An important reminder for anyone interested in designing for plus-size women: Conservatism isn’t necessarily your friend.
Reporting from New York Fashion Week, Washington Post critic Robin Givhan highlights what she liked and didn’t like about Christian Siriano’s show. She says that it was the designs worn by the plus-size models that really shone:
Siriano has made a host of striking one-of-a-kind gowns for the red carpet. But the gowns that he showed as part of his spring 2017 collection did not have the same sophistication and elegance as those he has made for actresses such as Christina Hendricks or Leslie Jones. His runway clothes often overwhelmed the models — except, notably, the plus-size women.
More often than not, they were the models on the runway who looked best. Because of their size and stature, they could wear the sweeping jacket, the exuberant bell sleeves and the bright teal, and not simply fade away.
“His collection is especially adept at showing plus-size women at their best. But his smaller models often look cowed by their clothes,” Givhan added. “A palette of orange and teal, ruffles and floppy hats are high hurdles.”

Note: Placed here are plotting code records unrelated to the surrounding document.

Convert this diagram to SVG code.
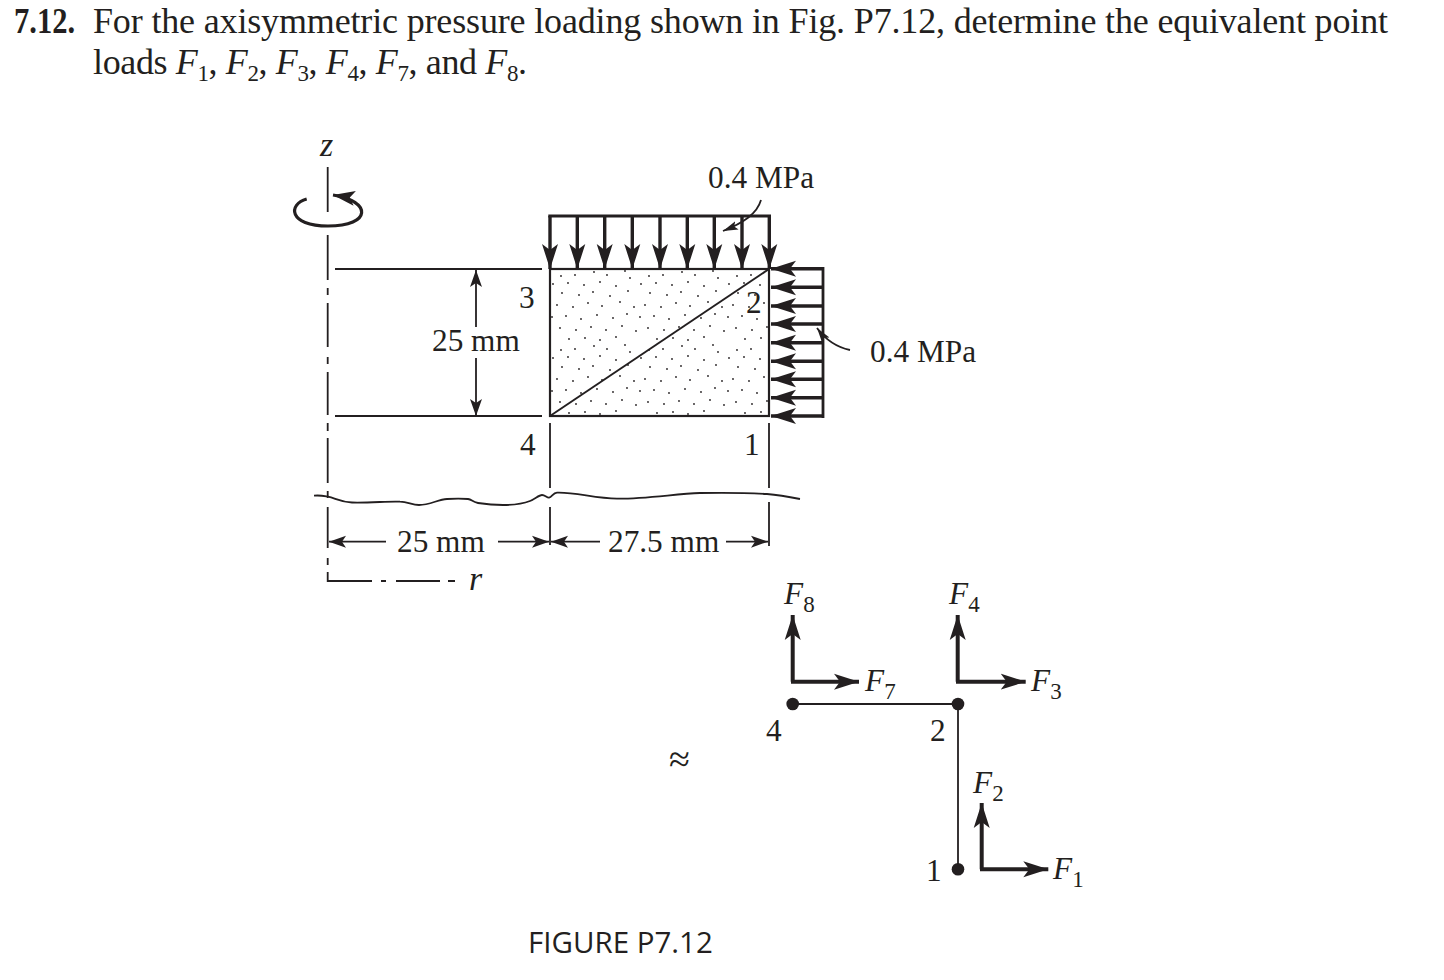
<svg xmlns="http://www.w3.org/2000/svg" width="1444" height="980" viewBox="0 0 1444 980">
<style>
text{font-family:"Liberation Serif","Times New Roman",serif;fill:#231f20}
.h{font-size:36px}
.l{font-size:31.300px}
.i{font-style:italic}
.s{font-size:23px}
.t{fill:none;stroke:#231f20;stroke-width:1.800}
.b{fill:none;stroke:#231f20;stroke-width:3.400}
.f{fill:none;stroke:#231f20;stroke-width:4}
.n{fill:#231f20}
</style>
<defs>
<marker id="big" markerUnits="userSpaceOnUse" markerWidth="28" markerHeight="20" refX="25" refY="9" orient="auto"><path d="M0,1L25,9L0,17L6,9Z" fill="#231f20"/></marker>
<marker id="ring" markerUnits="userSpaceOnUse" markerWidth="26" markerHeight="20" refX="22" refY="8" orient="auto"><path d="M0,.5L22,8L0,15.500L5,8Z" fill="#231f20"/></marker>
<marker id="thin" markerUnits="userSpaceOnUse" markerWidth="20" markerHeight="14" refX="17" refY="6.500" orient="auto"><path d="M0,.5L17,6.500L0,12.500L4,6.500Z" fill="#231f20"/></marker>
<marker id="lead" markerUnits="userSpaceOnUse" markerWidth="18" markerHeight="14" refX="15" refY="5" orient="auto"><path d="M0,.5L15,5L0,9.500L3,5Z" fill="#231f20"/></marker>
<pattern id="dots" patternUnits="userSpaceOnUse" x="550" y="269" width="88" height="74">
<g fill="#231f20"><circle cx="11" cy="7" r=".9"/><circle cx="25" cy="6" r=".9"/><circle cx="44" cy="3" r=".9"/><circle cx="57" cy="6" r=".9"/><circle cx="75" cy="2" r=".9"/><circle cx="80" cy="9" r=".9"/><circle cx="3" cy="15" r=".9"/><circle cx="18" cy="14" r=".9"/><circle cx="34" cy="16" r=".9"/><circle cx="50" cy="13" r=".9"/><circle cx="66" cy="17" r=".9"/><circle cx="12" cy="24" r=".9"/><circle cx="29" cy="26" r=".9"/><circle cx="43" cy="23" r=".9"/><circle cx="60" cy="27" r=".9"/><circle cx="78" cy="22" r=".9"/><circle cx="7" cy="36" r=".9"/><circle cx="23" cy="38" r=".9"/><circle cx="38" cy="34" r=".9"/><circle cx="52" cy="37" r=".9"/><circle cx="70" cy="33" r=".9"/><circle cx="84" cy="38" r=".9"/><circle cx="2" cy="48" r=".9"/><circle cx="16" cy="47" r=".9"/><circle cx="31" cy="50" r=".9"/><circle cx="47" cy="46" r=".9"/><circle cx="63" cy="49" r=".9"/><circle cx="77" cy="45" r=".9"/><circle cx="10" cy="59" r=".9"/><circle cx="26" cy="61" r=".9"/><circle cx="41" cy="58" r=".9"/><circle cx="56" cy="61" r=".9"/><circle cx="72" cy="57" r=".9"/><circle cx="86" cy="62" r=".9"/><circle cx="19" cy="70" r=".9"/><circle cx="35" cy="69" r=".9"/><circle cx="50" cy="71" r=".9"/><circle cx="66" cy="68" r=".9"/></g>
</pattern>
</defs>

<rect width="1444" height="980" fill="#fff"/>

<g id="statement">
<text class="h" x="14" y="33" font-weight="bold" textLength="61" lengthAdjust="spacingAndGlyphs">7.12.</text>
<text class="h" x="93" y="33" textLength="1295" lengthAdjust="spacing">For the axisymmetric pressure loading shown in Fig. P7.12, determine the equivalent point</text>
<text class="h" x="93" y="74" textLength="434" lengthAdjust="spacing">loads <tspan class="i">F</tspan><tspan font-size="23" dy="7">1</tspan><tspan dy="-7">, </tspan><tspan class="i">F</tspan><tspan font-size="23" dy="7">2</tspan><tspan dy="-7">, </tspan><tspan class="i">F</tspan><tspan font-size="23" dy="7">3</tspan><tspan dy="-7">, </tspan><tspan class="i">F</tspan><tspan font-size="23" dy="7">4</tspan><tspan dy="-7">, </tspan><tspan class="i">F</tspan><tspan font-size="23" dy="7">7</tspan><tspan dy="-7">, and </tspan><tspan class="i">F</tspan><tspan font-size="23" dy="7">8</tspan><tspan dy="-7">.</tspan></text>
</g>

<g id="axis">
<text class="l i" x="320" y="156" style="font-size:34px">z</text>
<path class="t" d="M327.700,167V212M327.700,235V280M327.700,288V295M327.700,303V347M327.700,357V364M327.700,372V415M327.700,423V431M327.700,438V483M327.700,491V498M327.700,507V548M327.700,558V565M327.700,572V581H372M381,581H386M396,581H440M448,581H455"/>
<path d="M306.700,199C288,204 288,226 328,226C372,226 372,201 333,195" fill="none" stroke="#231f20" stroke-width="3.200" marker-end="url(#ring)"/>
<text class="l i" x="469" y="590" style="font-size:34px">r</text>
</g>

<g id="section">
<rect x="550" y="269" width="219" height="147" fill="url(#dots)"/>
<rect x="550" y="269" width="219" height="147" fill="none" stroke="#231f20" stroke-width="2.200"/>
<path d="M550,416L769,269" fill="none" stroke="#231f20" stroke-width="2"/>
<text class="l" x="519" y="308">3</text>
<text class="l" x="746" y="313">2</text>
<text class="l" x="744" y="455">1</text>
<text class="l" x="520" y="455">4</text>
</g>

<g id="connectors">
<g id="top-load">
<path class="t" style="stroke-width:2.800" d="M548.300,216H771"/>
<path class="b" marker-end="url(#big)" d="M550,216V269"/>
<path class="b" marker-end="url(#big)" d="M577.300,216V269"/>
<path class="b" marker-end="url(#big)" d="M604.700,216V269"/>
<path class="b" marker-end="url(#big)" d="M632.300,216V269"/>
<path class="b" marker-end="url(#big)" d="M660,216V269"/>
<path class="b" marker-end="url(#big)" d="M687.300,216V269"/>
<path class="b" marker-end="url(#big)" d="M714.300,216V269"/>
<path class="b" marker-end="url(#big)" d="M742,216V269"/>
<path class="b" marker-end="url(#big)" d="M769.300,216V269"/>
</g>
<g id="right-load">
<path class="t" style="stroke-width:2.800" d="M823,267V418"/>
<path class="b" marker-end="url(#big)" d="M823,268.700H771"/>
<path class="b" marker-end="url(#big)" d="M823,287.300H771"/>
<path class="b" marker-end="url(#big)" d="M823,306H771"/>
<path class="b" marker-end="url(#big)" d="M823,324H771"/>
<path class="b" marker-end="url(#big)" d="M823,342.700H771"/>
<path class="b" marker-end="url(#big)" d="M823,361.300H771"/>
<path class="b" marker-end="url(#big)" d="M823,379.300H771"/>
<path class="b" marker-end="url(#big)" d="M823,397.700H771"/>
<path class="b" marker-end="url(#big)" d="M823,416H771"/>
</g>
<path class="t" marker-end="url(#lead)" d="M761,200C757,214 743,223 723,231"/>
<path class="t" marker-end="url(#lead)" d="M850,350C836,347 825,339 817,328"/>
<path class="t" d="M335,269H542M335,416H542M550,423V488M550,507V545M769,423V488M769,502V546"/>
<path class="t" marker-end="url(#thin)" d="M476,327V270"/>
<path class="t" marker-end="url(#thin)" d="M476,358V416"/>
<path class="t" marker-end="url(#thin)" d="M386,541.700H329"/>
<path class="t" marker-end="url(#thin)" d="M498,541.700H549"/>
<path class="t" marker-end="url(#thin)" d="M600,541.700H551"/>
<path class="t" marker-end="url(#thin)" d="M726,541.700H768"/>
<path class="t" d="M314,495.700C320,495 324,496 328,496.700C335,498 340,502 352,502.500C370,503 390,501 400,501.700C408,502 412,505 419,505C430,505 438,499.500 447,499C455,498.500 462,498.500 468,499C472,499.500 472,502 478,503C488,504.500 495,505 503,505C515,505 525,503 530,501C535,499 539,495 542,495C545,495 547,498 549,497.700C552,497 553,493 557,492.700C575,492 595,498.500 617,498.700C645,499 675,494 700,493C725,492.500 750,493 767,494C780,495 790,497 800,499"/>
</g>

<g id="labels">
<text class="l" x="708" y="188">0.4 MPa</text>
<text class="l" x="870" y="362">0.4 MPa</text>
<text class="l" x="432" y="351">25 mm</text>
<text class="l" x="397" y="552">25 mm</text>
<text class="l" x="608" y="552">27.5 mm</text>
<text class="l" x="669" y="772" style="font-size:38px">≈</text>
<text x="528" y="953" style="font-family:'Open Sans','Liberation Sans',sans-serif;font-size:29.500px">FIGURE P7.12</text>
</g>

<g id="element">
<path class="t" d="M792.700,704H958V869"/>
<circle id="node-4" class="n" cx="792.700" cy="704" r="6.300"/>
<circle id="node-2" class="n" cx="958" cy="704" r="6.300"/>
<circle id="node-1" class="n" cx="958" cy="869.300" r="6.300"/>
<text class="l" x="766" y="741">4</text>
<text class="l" x="930" y="741">2</text>
<text class="l" x="926" y="881">1</text>
</g>

<g id="forces">
<path class="f" marker-end="url(#big)" d="M792.700,681.700V615"/>
<path class="f" marker-end="url(#big)" d="M791,681.700H859"/>
<path class="f" marker-end="url(#big)" d="M957.700,681.700V615"/>
<path class="f" marker-end="url(#big)" d="M956,681.700H1025.700"/>
<path class="f" marker-end="url(#big)" d="M981.700,869.300V803"/>
<path class="f" marker-end="url(#big)" d="M980,869.300H1048.300"/>
<text class="l i" x="784" y="604">F<tspan class="s" style="font-style:normal" dy="8">8</tspan></text>
<text class="l i" x="949" y="604">F<tspan class="s" style="font-style:normal" dy="8">4</tspan></text>
<text class="l i" x="865" y="691">F<tspan class="s" style="font-style:normal" dy="8">7</tspan></text>
<text class="l i" x="1031" y="691">F<tspan class="s" style="font-style:normal" dy="8">3</tspan></text>
<text class="l i" x="973" y="793">F<tspan class="s" style="font-style:normal" dy="8">2</tspan></text>
<text class="l i" x="1053" y="879">F<tspan class="s" style="font-style:normal" dy="8">1</tspan></text>
</g>
</svg>
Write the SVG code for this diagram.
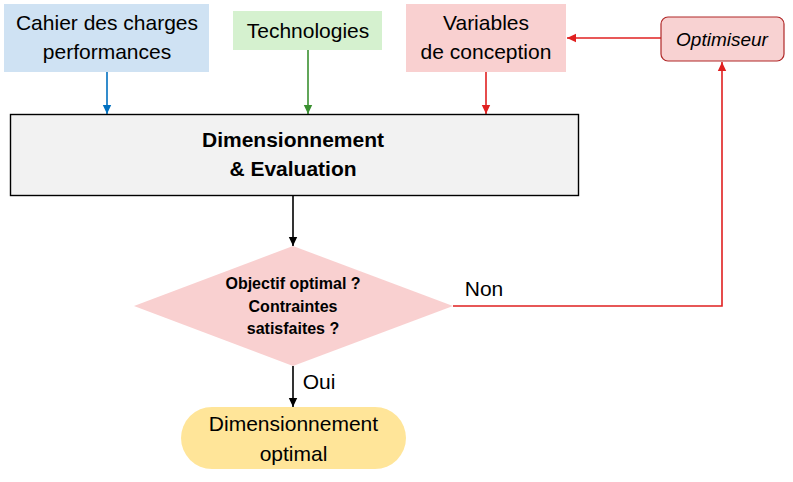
<svg xmlns="http://www.w3.org/2000/svg" width="793" height="482" viewBox="0 0 793 482">
<style>
.t{font-family:"Liberation Sans",Arial,sans-serif;font-size:21px;fill:#000;text-anchor:middle}
.b{font-weight:bold}
.s{font-size:16px}
.i{font-style:italic;font-size:19px}
.c{fill:none;stroke-width:1.6}
</style>
<defs>
<marker id="ab" markerUnits="userSpaceOnUse" markerWidth="10" markerHeight="10" refX="9" refY="5" orient="auto"><path d="M0,0.8 L9,5 L0,9.2 Z" fill="#0070c0"/></marker>
<marker id="ag" markerUnits="userSpaceOnUse" markerWidth="10" markerHeight="10" refX="9" refY="5" orient="auto"><path d="M0,0.8 L9,5 L0,9.2 Z" fill="#3a9030"/></marker>
<marker id="ar" markerUnits="userSpaceOnUse" markerWidth="10" markerHeight="10" refX="9" refY="5" orient="auto"><path d="M0,0.8 L9,5 L0,9.2 Z" fill="#e02020"/></marker>
<marker id="ak" markerUnits="userSpaceOnUse" markerWidth="10" markerHeight="10" refX="9" refY="5" orient="auto"><path d="M0,0.8 L9,5 L0,9.2 Z" fill="#000"/></marker>
</defs>
<g id="connectors">
<line class="c" x1="107" y1="72" x2="107" y2="114" stroke="#0070c0" marker-end="url(#ab)"/>
<line class="c" x1="308" y1="50" x2="308" y2="114" stroke="#3a9030" marker-end="url(#ag)"/>
<line class="c" x1="486" y1="72" x2="486" y2="114" stroke="#e02020" marker-end="url(#ar)"/>
<line class="c" x1="661" y1="38" x2="567" y2="38" stroke="#e02020" marker-end="url(#ar)"/>
<polyline class="c" points="453,306 722,306 722,62" stroke="#e02020" marker-end="url(#ar)"/>
<line class="c" x1="293" y1="195" x2="293" y2="246" stroke="#000" marker-end="url(#ak)"/>
<line class="c" x1="293" y1="366" x2="293" y2="407" stroke="#000" marker-end="url(#ak)"/>
<text class="t" x="484" y="296">Non</text>
<text class="t" x="319" y="389">Oui</text>
</g>
<g id="cahier">
<rect x="4" y="4" width="205" height="68" fill="#cfe2f3"/>
<text class="t" x="107" y="30">Cahier des charges</text>
<text class="t" x="107" y="59">performances</text>
</g>
<g id="technologies">
<rect x="233" y="11" width="149" height="39" fill="#d5f1cf"/>
<text class="t" x="308" y="38">Technologies</text>
</g>
<g id="variables">
<rect x="406" y="4" width="160" height="68" fill="#f9d0d0"/>
<text class="t" x="486" y="30">Variables</text>
<text class="t" x="486" y="59">de conception</text>
</g>
<g id="optimiseur">
<rect x="661" y="17" width="123" height="44" rx="7" fill="#f8d2d2" stroke="#b02828" stroke-width="1.2"/>
<text class="t i" x="722" y="46">Optimiseur</text>
</g>
<g id="dimensionnement">
<rect x="10.5" y="114.5" width="568" height="81" fill="#f2f2f2" stroke="#000" stroke-width="1.4"/>
<text class="t b" x="293" y="147">Dimensionnement</text>
<text class="t b" x="293" y="176">&amp; Evaluation</text>
</g>
<g id="decision">
<polygon points="293,246 453,306 293,366 134,306" fill="#f9d0d0"/>
<text class="t b s" x="293" y="289">Objectif optimal ?</text>
<text class="t b s" x="293" y="312">Contraintes</text>
<text class="t b s" x="293" y="334">satisfaites ?</text>
</g>
<g id="optimal">
<rect x="181" y="407" width="225" height="62" rx="31" fill="#ffe599"/>
<text class="t" x="293.5" y="431">Dimensionnement</text>
<text class="t" x="293.5" y="461">optimal</text>
</g>
</svg>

Tim Gunn’s recent op-ed for the Washington Post calling out designers for ignoring the plus-size market and therefore an enormous percentage of American women was nice to see, but there are a couple of lines that betray a misunderstanding by even the most open fashionistas of what plus-size shoppers want and what works for us. He complains of existing options in which “half the items make the body look larger, with features like ruching, box pleats and shoulder pads.” Turns out Gunn also didn’t like the collection that won Project Runway for Ashley Nell Tipton; he criticizes “bare midriffs; skirts over crinoline, which give the clothes, and the wearer, more volume; see-through skirts that reveal panties; pastels, which tend to make the wearer look juvenile; and large-scale floral embellishments that shout ‘prom.’” But as an actual plus-size shopper, I loved those skirts over crinolines in all their pastel glory.
For many of us who are fat, there’s no designer magic that can hide it. You can maybe disappear 20 pounds with clever tailoring, but not 100. The question is, what displays the actual body to the best effect? And sometimes the answer is loud colors and bold, even voluminous silhouettes. You’re going to take up space; why not take up space vibrantly? This is what has worked about the Eloquii relaunch. My personal taste doesn’t run to their wildest offerings; I don’t care for crop tops. But they don’t shy away from lines that might make you look “bigger,” preferring a metrics of impact and, well, fabulosity.
Of course, the trick is knowing what sorts of boldness work and which don’t. Indifferently designed patterns featuring big, stupid roses in off-trend colors and lazily chunky accessories scream “we’re stuck in 1998 before the Internet, don’t buy our stuff.” But that’s why fashion is an art, not a science.